Back to Basics
by Nic Olson
Back to the basement of perpetual self-inflicted hunger. Back to the basement of crusty Daddy-Long-Legs decorating the latticed ceiling and once white-washed walls. After five months of theft (that is what it essentially was) I am leaving the comfortable confines of my parents’ home and have moved back into the grunge and the shadows that complement me so well. I am willingly moving from a home with unlimited quantities of food, like the aisle in the heavenly supermarket that is lined with every food that you love, to a home where I purchase my own goods, and where my meals will not stray far from the staples of oatmeal, sandwiches and rice (also, coincidentally, three meals I have taught myself to love).
After somewhat successfully living on my own for two years, moving back in with the parents was a new level of pathetic that I hope to never repeat. The only complaints I have against my parents is that they cooked too much for me, didn’t get on my case enough and let me drive their cars when I wanted to. I need limits that I can break and gates that I can explode out of.
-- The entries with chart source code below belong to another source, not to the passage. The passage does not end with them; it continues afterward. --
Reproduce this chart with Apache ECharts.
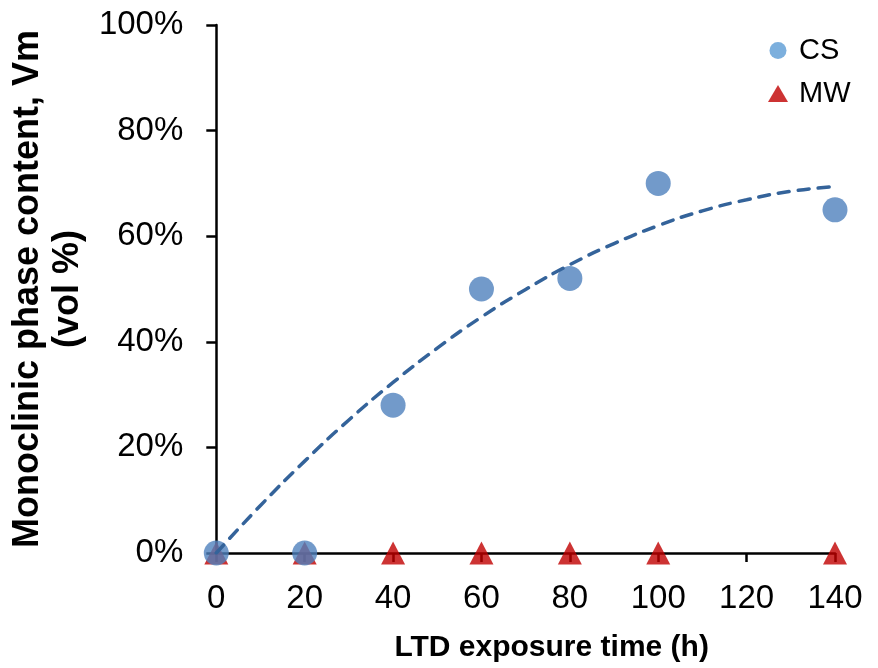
<!DOCTYPE html>
<html>
<head>
<meta charset="utf-8">
<script src="https://cdn.jsdelivr.net/npm/echarts@6/dist/echarts.min.js"></script>
<style>html,body{margin:0;padding:0;background:#fff}#c{width:878px;height:668px}</style>
</head>
<body>
<div id="c"></div>
<script>
// Data
const csX = [0, 20, 40, 60, 80, 100, 140];
const csY = [0, 0, 28, 50, 52, 70, 65];
const mwX = [0, 20, 40, 60, 80, 100, 140];
const mwY = [0, 0, 0, 0, 0, 0, 0];
// Trendline points
const trendX = [0, 10, 20, 30, 40, 50, 60, 70, 80, 90, 100, 110, 120, 130, 140];
const trendY = [0, 9.0, 17.4, 25.2, 32.3, 38.8, 44.7, 49.9, 54.6, 58.6, 62.0, 64.8, 66.9, 68.5, 69.4];
const yTicks = [0, 20, 40, 60, 80, 100];
const xTicks = [0, 20, 40, 60, 80, 100, 120, 140];

const pair = (xs, ys) => xs.map((x, i) => [x, ys[i]]);
const font = 'Liberation Sans, Arial, sans-serif';

const chart = echarts.init(document.getElementById('c'), null, {renderer: 'canvas'});
chart.setOption({
  animation: false,
  backgroundColor: '#ffffff',
  grid: {left: 214, right: 43, top: 25, bottom: 112, containLabel: false},
  legend: {
    orient: 'vertical', left: 763, top: 31, itemGap: 14,
    itemWidth: 20, itemHeight: 17,
    textStyle: {fontFamily: font, fontSize: 29, color: '#000', padding: [0, 0, 0, 6]},
    data: [
      {name: 'CS', icon: 'circle', itemStyle: {color: '#5B9BD5'}},
      {name: 'MW', icon: 'triangle', itemStyle: {color: '#C00000'}}
    ]
  },
  xAxis: {
    type: 'value', min: xTicks[0], max: xTicks[xTicks.length - 1], interval: 20,
    name: 'LTD exposure time (h)', nameLocation: 'middle', nameGap: 80,
    nameTextStyle: {fontFamily: font, fontSize: 30, fontWeight: 'bold', color: '#000', padding: [0, 0, 0, 52]},
    axisLine: {show: true, onZero: false, lineStyle: {color: '#000', width: 2.5}},
    axisTick: {show: true, inside: false, length: 9, lineStyle: {color: '#000', width: 2.5}},
    axisLabel: {fontFamily: font, fontSize: 33, color: '#000', margin: 29},
    splitLine: {show: false}
  },
  yAxis: {
    type: 'value', min: yTicks[0], max: yTicks[yTicks.length - 1], interval: 20,
    name: 'Monoclinic phase content, Vm\n(vol %)', nameLocation: 'middle', nameGap: 126,
    nameTextStyle: {fontFamily: font, fontSize: 36, fontWeight: 'bold', color: '#000', lineHeight: 40, align: 'center'},
    axisLine: {show: true, lineStyle: {color: '#000', width: 2.5}},
    axisTick: {show: true, inside: false, length: 10, lineStyle: {color: '#000', width: 2.5}},
    axisLabel: {fontFamily: font, fontSize: 33, color: '#000', margin: 33, formatter: '{value}%'},
    splitLine: {show: false}
  },
  series: [
    {
      name: 'MW', type: 'scatter', symbol: 'triangle', symbolSize: [24, 23],
      itemStyle: {color: '#C00000'}, data: pair(mwX, mwY), z: 2
    },
    {
      name: 'Trend', type: 'line', smooth: true, symbol: 'none', data: pair(trendX, trendY),
      lineStyle: {color: '#34639A', width: 3.5, type: [11, 9], cap: 'round'}, z: 4
    },
    {
      name: 'CS', type: 'scatter', symbol: 'circle', symbolSize: 25,
      itemStyle: {color: '#4F81BD'}, data: pair(csX, csY), z: 3
    }
  ]
});
</script>
</body>
</html>
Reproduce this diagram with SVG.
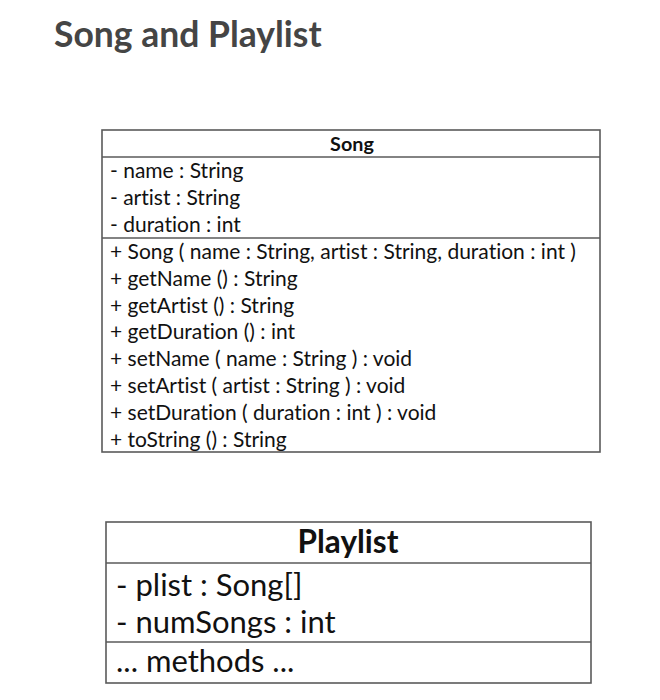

I need to struggle like the settlers of our great nation, finding out ways to survive on my own, killing animals for food and growing my own vegetables. I need to be beaten down. Now, a different kind of pathetic defines me, one of choice and purpose. I will be pathetic my whole life, that is inevitable, but I must be pathetic on my own terms.
The simpleness of human beings is almost embarrassing. How sunlight and warmth bring out pleasant moods, how change of scenery can be reviving, how new opportunities bring a feeling of success, how relationships weigh so heavily. Even when I think I’ve got it figured out; that I can control myself to the point of being able to avoid being affected by outside stimuli, a brick wall of sorts, I am quickly humbled. How we claim to be far greater than other animals, who simply respond to their surroundings to survive, I don’t understand. Anatomically coldblooded human beings.
So in this time of change, seasonally and personally, renewal and refreshment is a choice. That, and being able to walk without crutches.
Back to simplicity and semi-poverty and basement-humid fungi and curtains for doors and sleeping on the floor. It feels right.